Development of a CO2 snow jet blasting strategy for controlling the thermal influence on the substrate

The utilization of CO2 snow jet blasting in precision engineering applications has gained significant interest due to gentle substrate treatment and effective cleaning capabilities. This study investigates the thermal influence of CO2 snow jet blasting on the substrate and strategies to control it. CO2 snow jet blasting contaminate removal works through a combination of mechanical impact and thermal shock. As the pressurized liquid CO2 exits the nozzle, it forms CO2 snow particles. These particles are further accelerated by a compressed air jacket. The CO2 snow particles impact the surface at high velocities vs, dislodging contaminants. The rapid temperature reduction Δϑ induces thermal stress σT between the contaminants and the substrate, assisting in contaminant removal. This also induces thermal gradients ∇ϑ and thermal stress σT within the substrate.

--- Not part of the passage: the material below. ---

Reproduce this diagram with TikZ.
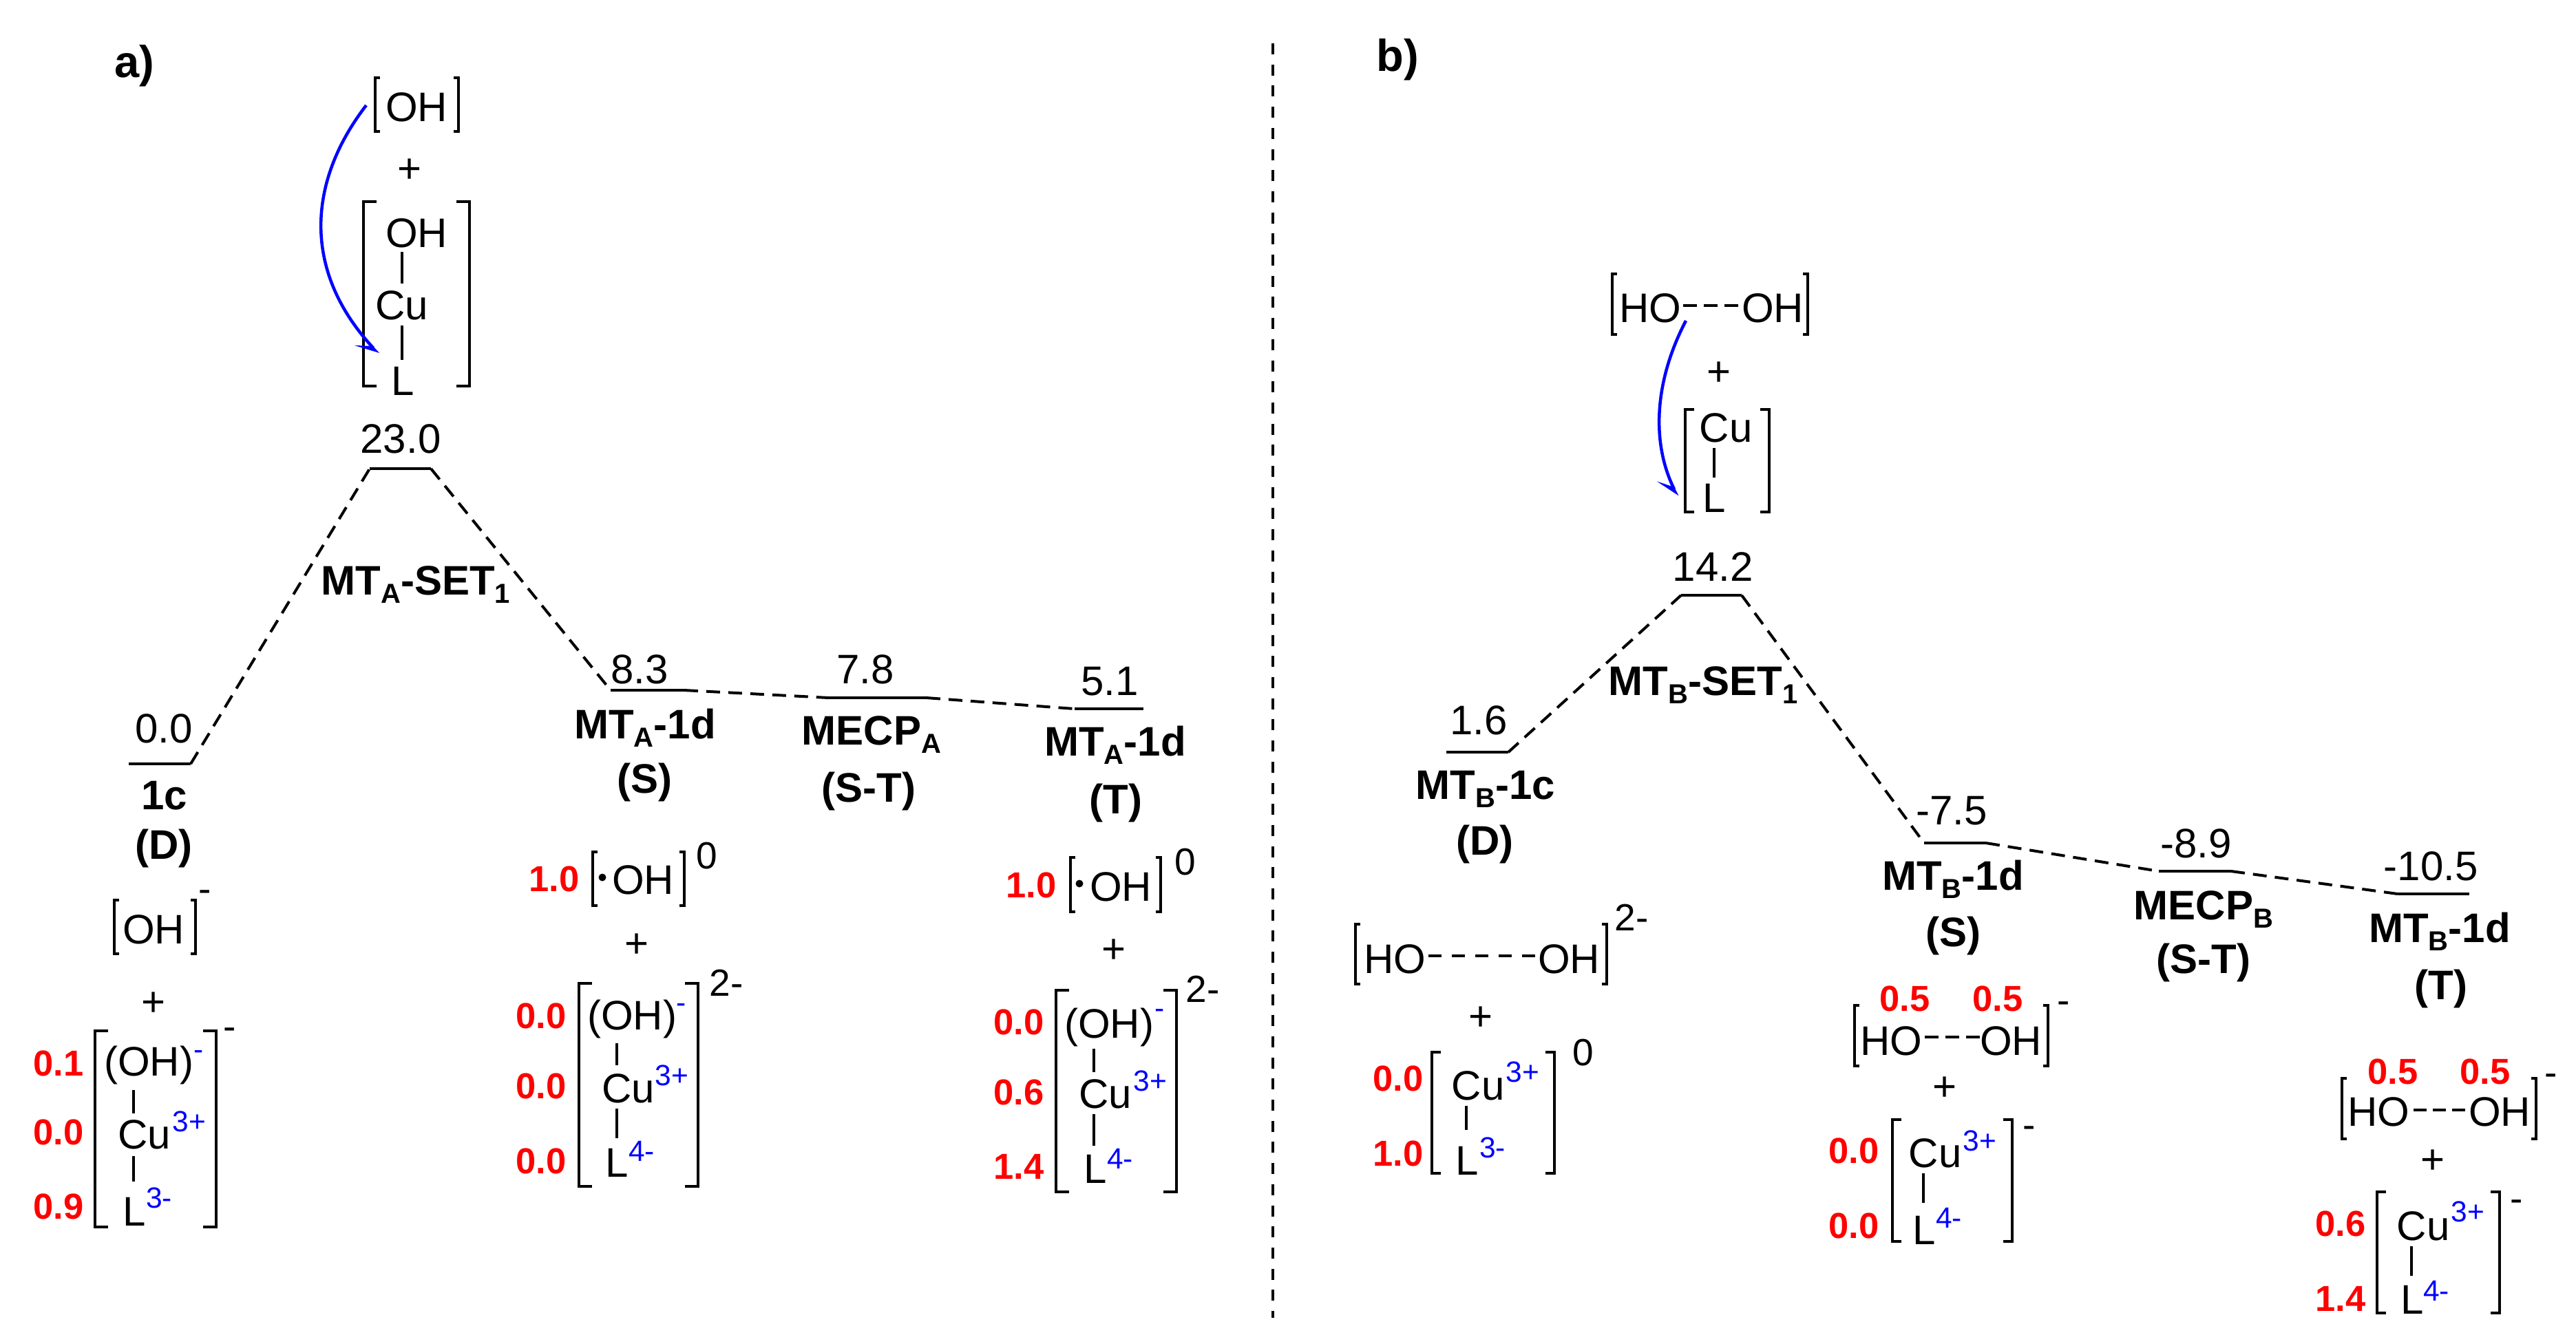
\documentclass[tikz,border=0pt]{standalone}
\usepackage{fontspec}
\setmainfont{Liberation Sans}
\usetikzlibrary{arrows.meta}
\newcommand{\lowr}[1]{\raisebox{-2.4pt}{\fontsize{8}{8}\selectfont #1}}
\newcommand{\brk}[6]{\draw[brkline] (#2+#6,#4) -- (#2,#4) -- (#2,#5) -- (#2+#6,#5);
 \draw[brkline] (#3-#6,#4) -- (#3,#4) -- (#3,#5) -- (#3-#6,#5);
 \coordinate (#1) at (#2,#4);}
\newcommand{\bond}[5]{\coordinate (#1a) at (#2,#3); \coordinate (#1b) at (#4,#5);
 \draw[bondline] (#1a) -- (#1b);}
\newcommand{\lvl}[4]{\coordinate (#1a) at (#2,#4); \coordinate (#1b) at (#3,#4);
 \draw[lvlline] (#1a) -- (#1b);}

\begin{document}
\begin{tikzpicture}[x=0.2pt,y=-0.2pt,
every node/.style={inner sep=0pt,anchor=base},
txt/.style={font=\fontsize{12}{12}\selectfont,yshift=-4.3pt},
lbl/.style={font=\fontsize{12}{12}\selectfont\bfseries,yshift=-4.3pt},
panel/.style={font=\fontsize{13}{13}\selectfont\bfseries,yshift=-4.3pt},
redval/.style={font=\fontsize{10.5}{10.5}\selectfont\bfseries,text=red,yshift=-3.7pt},
bluechg/.style={font=\fontsize{8.5}{8.5}\selectfont,text=blue,yshift=-3pt},
chg/.style={font=\fontsize{11}{11}\selectfont,yshift=-3.9pt},
minus/.style={font=\fontsize{11}{11}\selectfont,yshift=-3pt},
bluemin/.style={font=\fontsize{8.5}{8.5}\selectfont,text=blue,yshift=-2.3pt},
raddot/.style={circle,fill=black,minimum size=2.2pt,anchor=center},
brkline/.style={black,line width=0.8pt},
bondline/.style={black,line width=0.7pt},
lvlline/.style={black,line width=0.8pt},
conn/.style={black,line width=0.8pt,dash pattern=on 4pt off 2.4pt},
hbond/.style={black,line width=0.8pt,dash pattern=on 4pt off 2pt},
epath/.style={blue,line width=0.9pt,-{Stealth[harpoon,swap,length=6pt,width=7pt,inset=3.5pt]}}]
\useasboundingbox (0,0) rectangle (3742,1939);

\node[panel] (pa) at (195,91) {a)};
\node[panel] (pb) at (2030,82) {b)};
\coordinate (divt) at (1849,63);
\coordinate (divb) at (1849,1915);
\draw[black,line width=0.8pt,dash pattern=on 3.2pt off 2.94pt] (divt) -- (divb);

\lvl{la}{187}{277}{1110}
\lvl{lb}{537}{626}{681}
\lvl{lc}{887}{994}{1003}
\lvl{ld}{1204}{1346}{1014}
\lvl{le}{1561}{1661}{1030}
\draw[conn] (lab) -- (lba);
\draw[conn] (lbb) -- (lca);
\draw[conn] (lcb) -- (lda);
\draw[conn] (ldb) -- (lea);

\node[txt] (ea) at (238,1058) {0.0};
\node[txt] (eb) at (582,637) {23.0};
\node[txt] (ec) at (929,972) {8.3};
\node[txt] (ed) at (1257,972) {7.8};
\node[txt] (ee) at (1612,989) {5.1};
\node[lbl] (na) at (239,1155) {1c};
\node[lbl] (naa) at (238,1227) {(D)};
\node[lbl] (nb) at (604,843) {MT\lowr{A}-SET\lowr{1}};
\node[lbl] (nc) at (937,1052) {MT\lowr{A}-1d};
\node[lbl] (ncc) at (936,1131) {(S)};
\node[lbl] (nd) at (1266,1061) {MECP\lowr{A}};
\node[lbl] (ndd) at (1262,1144) {(S-T)};
\node[lbl] (ne) at (1620,1077) {MT\lowr{A}-1d};
\node[lbl] (nee) at (1621,1161) {(T)};

\brk{bta}{545}{666}{113}{191}{7}
\node[txt] (tsoh) at (605,155) {OH};
\node[txt] (tsp) at (595,244) {+};
\brk{btb}{528}{682}{293}{561}{19}
\node[txt] (tsoh2) at (605,338) {OH};
\bond{tsb1}{584}{366}{584}{412}
\node[txt] (tscu) at (584,443) {Cu};
\bond{tsb2}{584}{473}{584}{523}
\node[txt] (tsl) at (585,553) {L};
\coordinate (tsarrs) at (532,153);
\coordinate (tsarre) at (550,514);
\draw[epath] (tsarrs) .. controls (448,262) and (437,392) .. (tsarre);

\brk{bca}{166}{284}{1308}{1386}{7}
\node[txt] (coh) at (223,1350) {OH};
\node[minus] (cm1) at (298,1295) {-};
\node[txt] (cp) at (223,1455) {+};
\brk{bcb}{138}{314}{1498}{1783}{19}
\node[minus] (cm2) at (334,1495) {-};
\node[txt] (coh2) at (216,1542) {(OH)};
\node[bluemin] (cm3) at (289,1528) {-};
\bond{cb1}{194}{1584}{194}{1618}
\node[txt] (ccu) at (210,1648) {Cu};
\node[bluechg] (cc3) at (275,1629) {3+};
\bond{cb2}{194}{1680}{194}{1717}
\node[txt] (cl) at (195,1760) {L};
\node[bluechg] (cl3) at (231,1740) {3-};
\node[redval] (cv1) at (85,1545) {0.1};
\node[redval] (cv2) at (85,1645) {0.0};
\node[redval] (cv3) at (85,1753) {0.9};

\node[redval] (sv0) at (805,1277) {1.0};
\brk{bsa}{861}{994}{1238}{1316}{7}
\node[raddot] (srad) at (875,1275) {};
\node[txt] (soh) at (934,1278) {OH};
\node[chg] (sz) at (1027,1243) {0};
\node[txt] (sp) at (925,1370) {+};
\brk{bsb}{841}{1014}{1429}{1724}{19}
\node[chg] (s2) at (1055,1428) {2-};
\node[redval] (sv1) at (786,1476) {0.0};
\node[redval] (sv2) at (786,1578) {0.0};
\node[redval] (sv3) at (786,1687) {0.0};
\node[txt] (soh2) at (918,1475) {(OH)};
\node[bluemin] (sm) at (990,1460) {-};
\bond{sb1}{896}{1516}{896}{1548}
\node[txt] (scu) at (913,1581) {Cu};
\node[bluechg] (sc3) at (976,1562) {3+};
\bond{sb2}{896}{1611}{896}{1654}
\node[txt] (sl) at (896,1689) {L};
\node[bluechg] (sl4) at (932,1672) {4-};

\node[redval] (tv0) at (1498,1286) {1.0};
\brk{bua}{1555}{1686}{1246}{1325}{7}
\node[raddot] (urad) at (1568,1284) {};
\node[txt] (uoh) at (1628,1288) {OH};
\node[chg] (uz) at (1722,1252) {0};
\node[txt] (up) at (1618,1378) {+};
\brk{bub}{1534}{1709}{1439}{1732}{19}
\node[chg] (u2) at (1747,1437) {2-};
\node[redval] (tv1) at (1480,1485) {0.0};
\node[redval] (tv2) at (1480,1587) {0.6};
\node[redval] (tv3) at (1480,1695) {1.4};
\node[txt] (uoh2) at (1611,1487) {(OH)};
\node[bluemin] (um) at (1685,1468) {-};
\bond{ub1}{1589}{1524}{1589}{1558}
\node[txt] (ucu) at (1606,1589) {Cu};
\node[bluechg] (uc3) at (1671,1570) {3+};
\bond{ub2}{1589}{1619}{1589}{1665}
\node[txt] (ul) at (1591,1698) {L};
\node[bluechg] (ul4) at (1627,1683) {4-};

\lvl{ma}{2101}{2191}{1093}
\lvl{mb}{2442}{2530}{865}
\lvl{mc}{2795}{2885}{1225}
\lvl{md}{3136}{3241}{1266}
\lvl{me}{3483}{3587}{1299}
\draw[conn] (mab) -- (mba);
\draw[conn] (mbb) -- (mca);
\draw[conn] (mcb) -- (mda);
\draw[conn] (mdb) -- (mea);

\node[txt] (fa) at (2148,1046) {1.6};
\node[txt] (fb) at (2488,823) {14.2};
\node[txt] (fc) at (2835,1177) {-7.5};
\node[txt] (fd) at (3190,1225) {-8.9};
\node[txt] (fe) at (3531,1258) {-10.5};
\node[lbl] (oa) at (2158,1140) {MT\lowr{B}-1c};
\node[lbl] (oaa) at (2157,1221) {(D)};
\node[lbl] (ob) at (2474,989) {MT\lowr{B}-SET\lowr{1}};
\node[lbl] (oc) at (2837,1272) {MT\lowr{B}-1d};
\node[lbl] (occ) at (2837,1354) {(S)};
\node[lbl] (od) at (3201,1315) {MECP\lowr{B}};
\node[lbl] (odd) at (3201,1393) {(S-T)};
\node[lbl] (oe) at (3544,1348) {MT\lowr{B}-1d};
\node[lbl] (oee) at (3546,1431) {(T)};

\brk{bva}{2342}{2626}{398}{486}{7}
\node[txt] (vho) at (2397,447) {HO};
\node[txt] (voh) at (2575,447) {OH};
\coordinate (vda) at (2445,444);
\coordinate (vdb) at (2525,444);
\draw[hbond] (vda) -- (vdb);
\node[txt] (vp) at (2497,539) {+};
\brk{bvb}{2448}{2570}{595}{744}{13}
\node[txt] (vcu) at (2507,621) {Cu};
\bond{vb1}{2490}{651}{2490}{694}
\node[txt] (vl) at (2490,723) {L};
\coordinate (varrs) at (2449,466);
\coordinate (varre) at (2437,721);
\draw[epath] (varrs) .. controls (2405,550) and (2397,640) .. (varre);

\brk{bwa}{1969}{2334}{1343}{1430}{7}
\node[txt] (who) at (2026,1393) {HO};
\node[txt] (woh) at (2279,1393) {OH};
\coordinate (wda) at (2075,1389);
\coordinate (wdb) at (2230,1389);
\draw[hbond,dash pattern=on 3.8pt off 3pt] (wda) -- (wdb);
\node[chg] (w2) at (2370,1333) {2-};
\node[txt] (wp) at (2151,1476) {+};
\brk{bwb}{2080}{2258}{1529}{1705}{13}
\node[chg] (wz) at (2300,1529) {0};
\node[redval] (wv1) at (2031,1567) {0.0};
\node[redval] (wv2) at (2031,1676) {1.0};
\node[txt] (wcu) at (2147,1577) {Cu};
\node[bluechg] (wc3) at (2212,1557) {3+};
\bond{wb1}{2130}{1607}{2130}{1642}
\node[txt] (wl) at (2131,1686) {L};
\node[bluechg] (wl3) at (2168,1667) {3-};

\node[redval] (xv1) at (2767,1451) {0.5};
\node[redval] (xv2) at (2902,1451) {0.5};
\brk{bxa}{2694}{2975}{1461}{1549}{7}
\node[txt] (xho) at (2747,1512) {HO};
\node[txt] (xoh) at (2921,1512) {OH};
\coordinate (xda) at (2796,1507);
\coordinate (xdb) at (2876,1507);
\draw[hbond] (xda) -- (xdb);
\node[minus] (xm) at (2998,1457) {-};
\node[txt] (xp) at (2825,1578) {+};
\brk{bxb}{2749}{2923}{1627}{1804}{13}
\node[minus] (xm2) at (2948,1638) {-};
\node[redval] (xv3) at (2693,1672) {0.0};
\node[redval] (xv4) at (2693,1781) {0.0};
\node[txt] (xcu) at (2811,1675) {Cu};
\node[bluechg] (xc3) at (2876,1657) {3+};
\bond{xb1}{2794}{1705}{2794}{1748}
\node[txt] (xl) at (2795,1787) {L};
\node[bluechg] (xl4) at (2831,1769) {4-};

\node[redval] (yv1) at (3476,1557) {0.5};
\node[redval] (yv2) at (3610,1557) {0.5};
\brk{bya}{3402}{3684}{1567}{1655}{7}
\node[txt] (yho) at (3455,1615) {HO};
\node[txt] (yoh) at (3631,1615) {OH};
\coordinate (yda) at (3506,1613);
\coordinate (ydb) at (3582,1613);
\draw[hbond,dash pattern=on 3.8pt off 1.8pt] (yda) -- (ydb);
\node[minus] (ym) at (3706,1562) {-};
\node[txt] (yp) at (3534,1684) {+};
\brk{byb}{3453}{3631}{1732}{1908}{13}
\node[minus] (ym2) at (3656,1745) {-};
\node[redval] (yv3) at (3400,1778) {0.6};
\node[redval] (yv4) at (3400,1887) {1.4};
\node[txt] (ycu) at (3520,1781) {Cu};
\node[bluechg] (yc3) at (3585,1760) {3+};
\bond{yb1}{3503}{1811}{3503}{1854}
\node[txt] (yl) at (3504,1888) {L};
\node[bluechg] (yl4) at (3539,1875) {4-};
\end{tikzpicture}
\end{document}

Extended exposure durations te result in more substantial temperature reductions Δϑ. Cleaning experiments were conducted while simultaneously tracking the temperature ϑ in relevant areas. Different cleaning strategies and process parameters were varied. The findings enhance the understanding of thermal behaviors in CO2 snow jet blasting and provide insights for improving precision cleaning processes in advanced manufacturing.